Récemment, dans un journal, je lisais le commentaire ahurissant d’un conseiller pour une agence de sécurité qui prédisait que, bientôt, il y aurait des caméras de surveillance comme il y a des détecteurs de fumée, c’est-à-dire partout… Le monde a bien changé. Il fut une époque, pas si lointaine, où l’on aurait crié au fascisme ou au totalitarisme si on avait proposé d’installer des caméras de surveillance dans nos villes. Pourtant, de nos jours, Londres et New York (entre autres) sont balayées par de tels engins.
C’est l’un des sujets abordés ces jours-ci par une exposition d’artistes péruviens et brésiliens.

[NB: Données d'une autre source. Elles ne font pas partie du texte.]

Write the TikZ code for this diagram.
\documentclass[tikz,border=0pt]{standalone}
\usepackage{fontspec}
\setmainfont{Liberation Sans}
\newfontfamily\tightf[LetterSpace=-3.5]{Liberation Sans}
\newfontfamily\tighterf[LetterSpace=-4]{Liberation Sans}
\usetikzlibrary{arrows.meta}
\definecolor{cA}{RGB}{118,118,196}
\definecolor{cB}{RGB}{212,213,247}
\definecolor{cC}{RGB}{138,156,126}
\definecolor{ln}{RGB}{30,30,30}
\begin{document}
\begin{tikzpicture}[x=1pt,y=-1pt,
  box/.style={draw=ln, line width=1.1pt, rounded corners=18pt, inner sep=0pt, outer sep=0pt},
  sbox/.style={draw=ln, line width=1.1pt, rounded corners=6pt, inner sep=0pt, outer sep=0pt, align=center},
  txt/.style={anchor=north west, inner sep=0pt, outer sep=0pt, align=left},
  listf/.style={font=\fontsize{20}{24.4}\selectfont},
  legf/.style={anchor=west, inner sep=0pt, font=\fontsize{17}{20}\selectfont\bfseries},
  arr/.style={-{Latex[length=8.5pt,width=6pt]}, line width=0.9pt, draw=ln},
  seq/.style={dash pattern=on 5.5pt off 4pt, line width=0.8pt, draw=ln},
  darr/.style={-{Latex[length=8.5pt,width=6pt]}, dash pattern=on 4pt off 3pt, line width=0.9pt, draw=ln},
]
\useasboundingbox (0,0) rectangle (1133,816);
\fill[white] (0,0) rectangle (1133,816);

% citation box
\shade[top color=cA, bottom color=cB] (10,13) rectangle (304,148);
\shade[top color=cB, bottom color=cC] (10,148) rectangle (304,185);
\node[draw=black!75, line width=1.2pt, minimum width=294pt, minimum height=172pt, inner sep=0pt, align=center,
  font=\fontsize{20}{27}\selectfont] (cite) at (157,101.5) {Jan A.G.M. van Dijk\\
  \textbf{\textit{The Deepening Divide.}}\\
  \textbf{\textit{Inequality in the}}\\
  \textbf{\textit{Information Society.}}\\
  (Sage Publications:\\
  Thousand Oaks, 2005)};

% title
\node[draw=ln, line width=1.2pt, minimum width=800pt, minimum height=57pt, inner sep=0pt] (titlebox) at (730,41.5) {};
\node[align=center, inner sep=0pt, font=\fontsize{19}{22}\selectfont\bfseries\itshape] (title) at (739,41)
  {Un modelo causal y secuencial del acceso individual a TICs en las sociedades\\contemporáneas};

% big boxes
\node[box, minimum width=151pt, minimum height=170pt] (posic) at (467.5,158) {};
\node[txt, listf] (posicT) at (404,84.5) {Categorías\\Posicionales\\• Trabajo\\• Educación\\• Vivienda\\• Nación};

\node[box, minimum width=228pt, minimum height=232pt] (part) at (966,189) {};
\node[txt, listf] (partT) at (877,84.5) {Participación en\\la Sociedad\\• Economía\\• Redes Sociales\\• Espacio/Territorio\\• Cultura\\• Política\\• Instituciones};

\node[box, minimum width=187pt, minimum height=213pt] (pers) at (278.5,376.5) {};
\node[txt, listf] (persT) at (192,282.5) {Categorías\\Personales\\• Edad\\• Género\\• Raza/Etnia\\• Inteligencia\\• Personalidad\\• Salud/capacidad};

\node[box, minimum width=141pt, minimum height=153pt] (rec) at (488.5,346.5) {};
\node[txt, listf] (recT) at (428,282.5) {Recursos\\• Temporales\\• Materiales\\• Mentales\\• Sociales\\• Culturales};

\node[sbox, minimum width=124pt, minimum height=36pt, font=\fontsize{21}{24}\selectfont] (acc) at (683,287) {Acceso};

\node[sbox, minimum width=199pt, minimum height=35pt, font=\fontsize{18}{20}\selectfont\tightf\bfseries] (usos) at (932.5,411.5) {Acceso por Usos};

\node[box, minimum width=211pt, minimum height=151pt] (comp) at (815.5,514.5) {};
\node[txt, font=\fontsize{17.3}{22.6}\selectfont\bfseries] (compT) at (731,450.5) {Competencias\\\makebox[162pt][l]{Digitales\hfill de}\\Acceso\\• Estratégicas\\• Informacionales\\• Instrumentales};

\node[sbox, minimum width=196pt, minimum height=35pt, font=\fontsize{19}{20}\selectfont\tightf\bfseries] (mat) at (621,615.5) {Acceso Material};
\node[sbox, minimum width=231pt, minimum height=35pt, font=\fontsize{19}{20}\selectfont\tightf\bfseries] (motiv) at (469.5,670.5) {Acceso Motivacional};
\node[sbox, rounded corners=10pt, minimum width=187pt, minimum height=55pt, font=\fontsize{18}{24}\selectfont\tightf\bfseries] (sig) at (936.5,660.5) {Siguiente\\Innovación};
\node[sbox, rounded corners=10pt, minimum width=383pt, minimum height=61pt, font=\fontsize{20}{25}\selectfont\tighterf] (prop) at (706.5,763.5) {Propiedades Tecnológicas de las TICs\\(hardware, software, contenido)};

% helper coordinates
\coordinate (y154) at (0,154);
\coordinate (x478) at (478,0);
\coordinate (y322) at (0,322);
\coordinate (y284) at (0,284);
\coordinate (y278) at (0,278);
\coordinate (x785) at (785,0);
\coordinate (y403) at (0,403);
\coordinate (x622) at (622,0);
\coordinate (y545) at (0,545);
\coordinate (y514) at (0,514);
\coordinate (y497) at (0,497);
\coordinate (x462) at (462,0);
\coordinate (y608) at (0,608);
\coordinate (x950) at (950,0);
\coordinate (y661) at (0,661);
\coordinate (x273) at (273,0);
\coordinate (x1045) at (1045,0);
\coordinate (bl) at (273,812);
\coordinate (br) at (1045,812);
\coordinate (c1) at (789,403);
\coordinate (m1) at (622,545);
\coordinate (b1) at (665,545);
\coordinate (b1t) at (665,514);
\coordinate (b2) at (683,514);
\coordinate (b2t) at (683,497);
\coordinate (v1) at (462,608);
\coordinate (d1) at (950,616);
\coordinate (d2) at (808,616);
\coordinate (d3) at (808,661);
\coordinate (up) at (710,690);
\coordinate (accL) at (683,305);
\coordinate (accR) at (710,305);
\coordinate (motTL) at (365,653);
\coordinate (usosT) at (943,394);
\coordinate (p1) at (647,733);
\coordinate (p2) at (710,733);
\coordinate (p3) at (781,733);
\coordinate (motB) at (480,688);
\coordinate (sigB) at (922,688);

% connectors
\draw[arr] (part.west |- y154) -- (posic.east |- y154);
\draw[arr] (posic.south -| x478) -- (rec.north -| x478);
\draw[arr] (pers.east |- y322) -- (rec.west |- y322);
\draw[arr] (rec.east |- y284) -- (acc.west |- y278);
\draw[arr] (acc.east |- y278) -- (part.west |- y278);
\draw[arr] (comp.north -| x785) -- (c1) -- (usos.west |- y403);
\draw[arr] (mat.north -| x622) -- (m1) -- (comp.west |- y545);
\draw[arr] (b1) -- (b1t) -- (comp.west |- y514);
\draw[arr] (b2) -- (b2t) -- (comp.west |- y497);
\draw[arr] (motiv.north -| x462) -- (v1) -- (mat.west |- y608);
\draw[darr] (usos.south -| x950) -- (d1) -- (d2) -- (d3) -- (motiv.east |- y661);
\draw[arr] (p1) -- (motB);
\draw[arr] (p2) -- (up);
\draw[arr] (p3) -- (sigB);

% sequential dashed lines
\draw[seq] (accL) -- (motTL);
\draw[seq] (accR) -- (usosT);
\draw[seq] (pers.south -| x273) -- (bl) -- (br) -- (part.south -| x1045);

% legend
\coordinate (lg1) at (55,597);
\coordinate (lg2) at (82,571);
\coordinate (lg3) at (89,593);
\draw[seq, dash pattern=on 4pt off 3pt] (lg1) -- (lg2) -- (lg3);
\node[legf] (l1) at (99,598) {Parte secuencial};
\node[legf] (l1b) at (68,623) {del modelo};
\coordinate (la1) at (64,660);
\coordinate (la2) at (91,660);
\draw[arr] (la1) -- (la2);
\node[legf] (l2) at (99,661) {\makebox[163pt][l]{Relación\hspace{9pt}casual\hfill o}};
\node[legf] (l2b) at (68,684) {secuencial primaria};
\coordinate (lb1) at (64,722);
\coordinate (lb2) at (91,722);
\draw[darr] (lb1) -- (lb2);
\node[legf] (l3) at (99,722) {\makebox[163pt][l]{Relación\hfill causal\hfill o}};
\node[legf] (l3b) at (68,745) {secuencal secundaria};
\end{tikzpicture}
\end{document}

Intitulée Contrainte, elle traite principalement de l’utilisation des technologies dans la banalisation de la surveillance des citoyens et du monde. Un exemple.

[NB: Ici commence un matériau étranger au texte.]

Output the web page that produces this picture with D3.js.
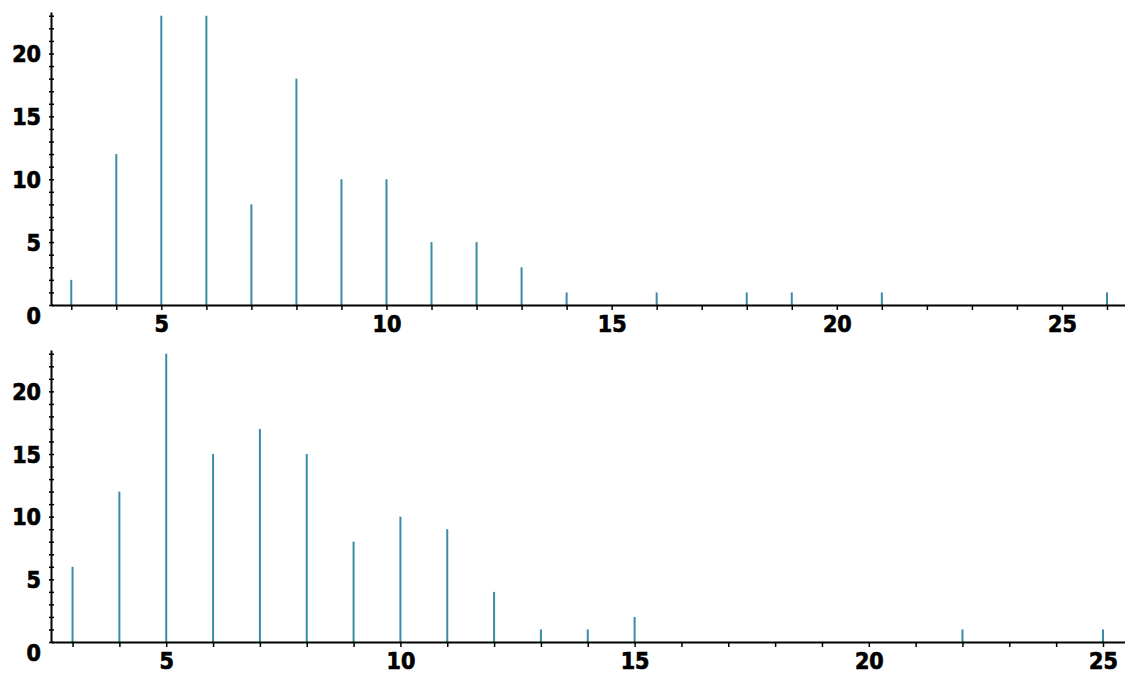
<!DOCTYPE html>
<html>
<head>
<meta charset="utf-8">
<script src="https://cdn.jsdelivr.net/npm/d3@7/dist/d3.min.js"></script>
<style>
  body { margin: 0; background: #fff; }
  .axis text { font-family: "DejaVu Sans Condensed", "DejaVu Sans", sans-serif; font-weight: bold; font-size: 23px; fill: #000; stroke: #000; stroke-width: 0.7px; }
  .axis path, .axis line { stroke: #000; }
</style>
</head>
<body>
<div id="chart"></div>
<script>
var width = 1125, height = 675;

// top panel: value -> count
var topValues = [3, 4, 5, 6, 7, 8, 9, 10, 11, 12, 13, 14, 16, 18, 19, 21, 26];
var topCounts = [2, 12, 23, 23, 8, 18, 10, 10, 5, 5, 3, 1, 1, 1, 1, 1, 1];

// bottom panel
var bottomValues = [3, 4, 5, 6, 7, 8, 9, 10, 11, 12, 13, 14, 15, 22, 25];
var bottomCounts = [6, 12, 23, 15, 17, 15, 8, 10, 9, 4, 1, 1, 2, 1, 1];

var topXTicks = [3, 4, 5, 6, 7, 8, 9, 10, 11, 12, 13, 14, 15, 16, 17, 18, 19, 20, 21, 22, 23, 24, 25, 26];
var bottomXTicks = [3, 4, 5, 6, 7, 8, 9, 10, 11, 12, 13, 14, 15, 16, 17, 18, 19, 20, 21, 22, 23, 24, 25];
var yTicks = [0, 1, 2, 3, 4, 5, 6, 7, 8, 9, 10, 11, 12, 13, 14, 15, 16, 17, 18, 19, 20, 21, 22, 23];

var svg = d3.select('#chart').append('svg')
    .attr('width', width)
    .attr('height', height);

function drawPanel(vals, counts, xTicks, xDomain, top, bottom) {
    var x = d3.scaleLinear().domain(xDomain).range([51, 1125]);
    var y = d3.scaleLinear().domain([0, 23.3]).range([bottom, top]);
    var g = svg.append('g');

    // bars (thin stems)
    g.selectAll('line.bar')
        .data(vals)
        .enter().append('line')
        .attr('class', 'bar')
        .attr('x1', function(d){ return x(d) })
        .attr('x2', function(d){ return x(d) })
        .attr('y1', y(0))
        .attr('y2', function(d, i){ return y(counts[i]) })
        .attr('stroke', '#3a8ca6')
        .attr('stroke-width', 2);

    var xAxis = d3.axisBottom(x)
        .tickValues(xTicks)
        .tickSizeInner(5)
        .tickSizeOuter(0)
        .tickPadding(6)
        .tickFormat(function(d){ return d % 5 === 0 ? d : '' });

    var gx = g.append('g')
        .attr('class', 'axis')
        .attr('transform', 'translate(0,' + y(0) + ')')
        .call(xAxis);
    gx.select('.domain').attr('stroke-width', 2);
    gx.selectAll('.tick line').attr('stroke-width', 1.5);

    var yAxis = d3.axisLeft(y)
        .tickValues(yTicks)
        .tickSizeInner(4)
        .tickSizeOuter(0)
        .tickPadding(6)
        .tickFormat(function(d){ return d % 5 === 0 ? d : '' });

    var gy = g.append('g')
        .attr('class', 'axis')
        .attr('transform', 'translate(51,0)')
        .call(yAxis);
    gy.select('.domain').attr('stroke-width', 2);
    gy.selectAll('.tick line').attr('x2', -2).attr('x1', 3).attr('stroke-width', 1.5);
    gy.selectAll('.tick text')
        .attr('x', -10)
        .attr('dy', function(d){ return d === 0 ? '0.8em' : '0.36em' });
}

drawPanel(topValues, topCounts, topXTicks, [2.55, 26.4], 12, 305);
drawPanel(bottomValues, bottomCounts, bottomXTicks, [2.54, 25.47], 350, 642);
</script>
</body>
</html>
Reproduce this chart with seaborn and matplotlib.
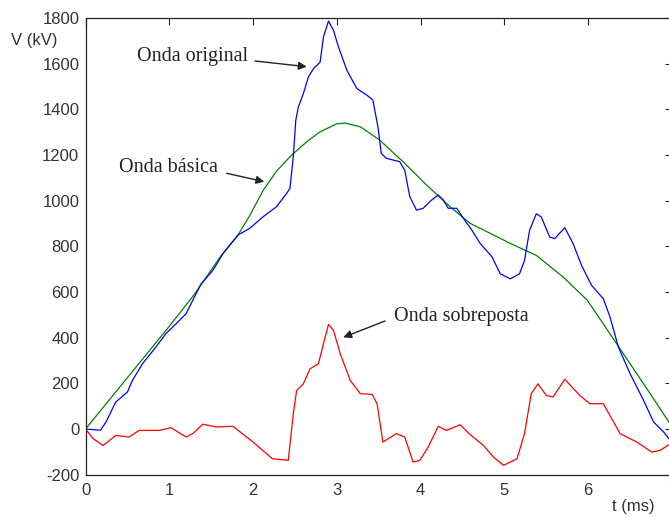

Une des pièces maîtresses de l’ensemble est sans nul doute Stereo Reality Environments 3: Brutalismo de José Carlos Martinat. Cette oeuvre, récemment accueillie dans la collection de la Tate Modern, est une maquette du Petit Pentagone à Lima, bâtiment où se retrouve le service du renseignement de l’armée péruvienne. Cet édifice a été construit dans un style appelé le brutalisme, architecture qui a fleuri au Pérou sous la dictature militaire (1968-1979). Je vous jure que je n’invente rien… Il fut dans ce pays le centre de surveillance des citoyens, mais aussi le lieu de plusieurs interrogatoires et meurtres. De cette maquette, qui ressemble à un bunker, sortent parfois quelques morceaux d’information, papiers imprimés, extraits de sites Internet où l’on parle du brutalisme… C’est comme si ce bâtiment surveillait ce qui se dit sur lui et ses secrets.

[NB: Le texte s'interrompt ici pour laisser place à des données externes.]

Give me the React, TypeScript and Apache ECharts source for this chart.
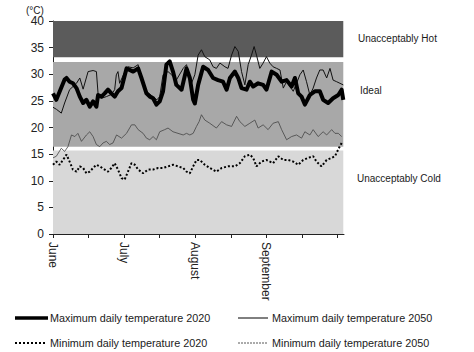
import React, { useEffect, useRef } from "react";
import * as echarts from "echarts";

// Day index from 1 June, temperature in °C
const max2020: [number, number][] = [
  [0, 26.4], [1.4, 25.2], [4.9, 29], [5.7, 29.3], [7, 28.6], [8.4, 28.3], [9.9, 27.4], [11.3, 25.8],
  [12.7, 24.6], [14.1, 25.2], [15.5, 23.9], [16.9, 24.9], [18.3, 23.9], [19, 26.1], [20.4, 25.8],
  [21.8, 26.4], [23.2, 27.1], [24.6, 26.4], [26, 25.8], [27.4, 26.8], [28.9, 27.4], [31, 31.1],
  [33.8, 30.5], [35.9, 31.1], [37.3, 29.3], [39.4, 26.4], [40.8, 25.8], [42.2, 25.5], [43.6, 24.3],
  [45, 24.9], [46.4, 26.8], [47.8, 31.8], [49.2, 32.4], [50.6, 30.5], [52, 28], [54.2, 27.1],
  [56.3, 31.1], [57.7, 29.3], [59.1, 25.2], [59.8, 24.5], [61.2, 28], [63.3, 31.4], [65.4, 30.8],
  [67.5, 29.3], [69.6, 28.9], [71.7, 28.6], [73.2, 27.1], [74.6, 29.3], [76.7, 30.5], [78.1, 29.3],
  [79.5, 27.4], [81.6, 27.1], [83, 28.6], [84.4, 27.7], [86.5, 28.3], [88.6, 28], [90, 27.1],
  [92.2, 30.5], [94.3, 29.9], [96.4, 28.6], [98.5, 28.9], [100.6, 27.7], [102, 29.3], [103.4, 26.4],
  [104.8, 25.8], [106.2, 24.3], [108.3, 26.1], [110.4, 26.8], [112.5, 26.8], [113.9, 25.2],
  [116, 24.6], [118.1, 25.5], [120.3, 26.1], [121.7, 27.1], [122.4, 25.2],
];

const max2050: [number, number][] = [
  [0, 23.8], [1.5, 23.4], [3.5, 22.7], [4.9, 24.6], [7, 27.1], [9.9, 28.3], [11.3, 29.3], [12.7, 27.2],
  [14.8, 30.5], [16.9, 30.7], [18.3, 30.5], [19, 26.4], [20.5, 25.5], [22.5, 25.8], [24.6, 26.2],
  [26, 27.1], [26.7, 29.9], [27.4, 30.5], [28.1, 28.3], [30.3, 30.5], [31.6, 31.4], [33.8, 31.2],
  [35.9, 31.8], [37.3, 29], [39.4, 26.8], [41.6, 26], [43.8, 25.2], [45, 25.8], [46.4, 29.9],
  [48.5, 30.5], [50, 29.9], [52, 28.9], [54.9, 31.1], [56.3, 31.8], [58.4, 28.3], [59.8, 29.9],
  [61.2, 33.6], [62.6, 34.6], [64, 33.3], [66.1, 32.7], [67.5, 31.4], [68.9, 31.1], [70.4, 32.1],
  [72.5, 31.4], [73.8, 31.1], [75.3, 33.6], [76.7, 35.2], [78.1, 34.3], [79.5, 30.5], [80.9, 28],
  [82.3, 31.8], [83.7, 33.6], [84.8, 35.2], [85.8, 33.6], [87.2, 31.1], [88.6, 32.1], [90, 33.3],
  [91.4, 32.1], [92.8, 31.4], [94.3, 31.1], [95.7, 30.8], [97.1, 27.4], [98.5, 28.6], [99.9, 27.7],
  [101.3, 26.8], [102.7, 28.3], [104.1, 29.9], [105.5, 30.8], [106.9, 28.6], [108.3, 26.1],
  [109.7, 27.4], [111.1, 29.3], [112.5, 30.8], [113.9, 30.8], [115.4, 29.3], [116.8, 31.1],
  [118.1, 28.9], [119.6, 28.6], [121, 28.3], [122.4, 28],
];

const min2020: [number, number][] = [
  [0, 13], [1.4, 13.6], [2.8, 13], [4.2, 13.9], [5.7, 14.9], [7, 13.6], [8.4, 12.1], [9.9, 11.7],
  [11.3, 12.7], [12.7, 12.4], [14.1, 11.4], [15.5, 11.7], [16.9, 12.4], [18.3, 13], [19.7, 12.7],
  [21.8, 12.1], [23.2, 11.7], [24.6, 12.4], [26, 13.3], [27.4, 12.1], [28.9, 10.5], [30.2, 10.2],
  [31.6, 11.7], [33.1, 13.3], [34.5, 13], [35.9, 12.1], [38, 11.4], [40.1, 12.1], [42.2, 12.1],
  [44.3, 12.4], [46.4, 12.4], [48.5, 12.7], [50.6, 13], [52.7, 12.7], [54.9, 12.4], [56.3, 11.7],
  [57.7, 11.4], [59.1, 12.7], [60.5, 13.9], [61.9, 13.9], [64, 13], [66.1, 12.4], [68.9, 11.7],
  [71.1, 12.4], [73.8, 12.7], [76.7, 12.7], [78.8, 13.3], [80.9, 14.6], [83, 14.9], [84.4, 14.3],
  [85.8, 12.7], [87.9, 13.6], [90, 13.9], [92.8, 13.3], [95, 14.6], [97.1, 13.9], [99.2, 13.9],
  [101.3, 13.6], [103.4, 13], [105.5, 13.9], [107.6, 14.3], [109.7, 14.6], [111.1, 13.6],
  [113.2, 12.7], [115.4, 13.9], [117.5, 14.3], [118.9, 14.6], [120.5, 16.1], [121.7, 17.1],
];

const min2050: [number, number][] = [
  [0, 14.3], [1.4, 14.6], [3.5, 16.1], [4.9, 15.5], [6.3, 16.4], [7.8, 18.6], [9.2, 18.3], [10.5, 18.9],
  [12, 17.4], [14.1, 18.6], [15.5, 19.2], [16.9, 18.3], [18.3, 16.8], [19.7, 16.4], [21.1, 17.1],
  [22.5, 17.4], [23.9, 16.8], [25.3, 17.1], [26.8, 18.6], [28.9, 18], [31, 18.9], [33.1, 20.5],
  [34.5, 20.5], [35.9, 19.6], [38, 18.9], [39.4, 18], [40.8, 17.7], [42.2, 18.3], [43.6, 17.7],
  [45, 19.2], [47.1, 19.6], [48.5, 19.9], [50.6, 19.2], [52.7, 18.9], [54.9, 18.6], [56.3, 18.9],
  [57.7, 18.6], [59.1, 18.9], [60.5, 20.2], [61.6, 21.1], [62.6, 22.4], [64, 21.4], [66.1, 20.8],
  [68.9, 19.9], [71.1, 21.1], [73.2, 20.5], [75.3, 20.2], [77.4, 22.1], [78.8, 21.1], [80.9, 20.2],
  [83, 20.8], [85.1, 21.4], [86.5, 19.9], [88.6, 20.5], [90.7, 19.6], [92.8, 20.8], [95, 21.1],
  [96.4, 19.6], [98.5, 17.7], [100.6, 18.3], [102.7, 18.6], [104.8, 18], [106.2, 19.2], [108.3, 18.6],
  [109.7, 19.6], [111.8, 18.3], [113.9, 19.2], [115.4, 18.6], [117.5, 19.6], [118.9, 18.9],
  [120.3, 18.9], [121.7, 18.3],
];

const monthLabels: Record<number, string> = { 0: "June", 30: "July", 60: "August", 90: "September" };
const bands: { name: string; from: number; to: number; color: string }[] = [
  { name: "Unacceptably Hot", from: 33.2, to: 40, color: "#5b5b5b" },
  { name: "Ideal", from: 16.4, to: 32.3, color: "#a8a8a8" },
  { name: "Unacceptably Cold", from: 0, to: 15.7, color: "#d8d8d8" },
];
const legendItems = [
  "Maximum daily temperature 2020",
  "Maximum daily temperature 2050",
  "Minimum daily temperature 2020",
  "Minimum daily temperature 2050",
];

const FONT = "'Liberation Sans', Arial, sans-serif";

export default function App() {
  const ref = useRef<HTMLDivElement>(null);
  useEffect(() => {
    document.body.style.margin = "0";
    if (!ref.current) return;
    const chart = echarts.init(ref.current, undefined, { renderer: "svg" });
    const textStyle = { fill: "#1a1a1a", font: `10px ${FONT}` };
    const legendText = { fill: "#1a1a1a", font: `10.8px ${FONT}` };
    chart.setOption({
      animation: false,
      textStyle: { fontFamily: FONT },
      grid: { left: 53, right: 130, top: 21, bottom: 118, containLabel: false },
      xAxis: {
        type: "value",
        min: 0,
        max: 122.7,
        interval: 15,
        axisLine: { lineStyle: { color: "#222", width: 1 } },
        axisTick: { show: true, length: 4, lineStyle: { color: "#222" } },
        splitLine: { show: false },
        axisLabel: {
          rotate: -90,
          margin: 8,
          fontSize: 12,
          color: "#222",
          fontFamily: FONT,
          showMaxLabel: false,
          formatter: (v: number) => monthLabels[v] ?? "",
        },
      },
      yAxis: {
        type: "value",
        min: 0,
        max: 40,
        interval: 5,
        axisLine: { show: true, lineStyle: { color: "#222", width: 1 } },
        axisTick: { show: true, length: 4, lineStyle: { color: "#222" } },
        splitLine: { show: false },
        axisLabel: { fontSize: 12, color: "#222", margin: 9, fontFamily: FONT },
      },
      graphic: [
        { type: "text", left: 26, top: 5, style: { text: "(°C)", ...textStyle } },
        { type: "text", left: 358, top: 33, style: { text: bands[0].name, ...textStyle } },
        { type: "text", left: 360, top: 85, style: { text: bands[1].name, ...textStyle } },
        { type: "text", left: 357, top: 173, style: { text: bands[2].name, ...textStyle } },
        // legend
        { type: "line", shape: { x1: 15, y1: 318, x2: 48, y2: 318 }, style: { stroke: "#000", lineWidth: 3.5 } },
        { type: "text", left: 50, top: 312, style: { text: legendItems[0], ...legendText } },
        { type: "line", shape: { x1: 238, y1: 318, x2: 268, y2: 318 }, style: { stroke: "#000", lineWidth: 1 } },
        { type: "text", left: 272, top: 312, style: { text: legendItems[1], ...legendText } },
        { type: "line", shape: { x1: 15, y1: 343, x2: 47, y2: 343 }, style: { stroke: "#000", lineWidth: 2, lineDash: [2, 2] } },
        { type: "text", left: 50, top: 337, style: { text: legendItems[2], ...legendText } },
        { type: "line", shape: { x1: 238, y1: 343, x2: 268, y2: 343 }, style: { stroke: "#444", lineWidth: 0.9, lineDash: [2, 1] } },
        { type: "text", left: 272, top: 337, style: { text: legendItems[3], ...legendText } },
      ],
      series: [
        {
          type: "line",
          name: legendItems[0],
          data: max2020,
          showSymbol: false,
          z: 5,
          lineStyle: { color: "#000", width: 4, join: "round" },
          markArea: {
            silent: true,
            data: bands.map((b) => [
              { xAxis: "min", yAxis: b.from, itemStyle: { color: b.color } },
              { xAxis: "max", yAxis: b.to },
            ]),
          },
        },
        {
          type: "line",
          name: legendItems[1],
          data: max2050,
          showSymbol: false,
          z: 4,
          lineStyle: { color: "#111", width: 1 },
        },
        {
          type: "line",
          name: legendItems[2],
          data: min2020,
          showSymbol: false,
          z: 4,
          lineStyle: { color: "#000", width: 2, type: [2, 2] },
        },
        {
          type: "line",
          name: legendItems[3],
          data: min2050,
          showSymbol: false,
          z: 3,
          lineStyle: { color: "#444", width: 0.8 },
        },
      ],
    });
    return () => chart.dispose();
  }, []);
  return <div ref={ref} style={{ width: 474, height: 352 }} />;
}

Les trois commissaires, Julie Bélisle, Kiki Mazzucchelli et Miguel Zegarra, signent une expo très pertinente avec les artistes Amilcar Packer, Rodrigo Matheus, Gabriel Acevedo Velarde…
Quelques oeuvres sont moins réussies toutefois. Les reconstitutions en 3D d’armes à feu à partir de jeux vidéo (de Gisela Motta et Leandro Lima) offrent une réflexion simpliste, expliquée ainsi dans le texte de présentation: "L’expérience virtuelle est-elle moins réelle que "la vraie vie"?" À ce jeu-là, la fiction dans les romans ou dans les films serait bien inquiétante…
Un conseil en terminant: les meilleures pièces sont chez Oboro.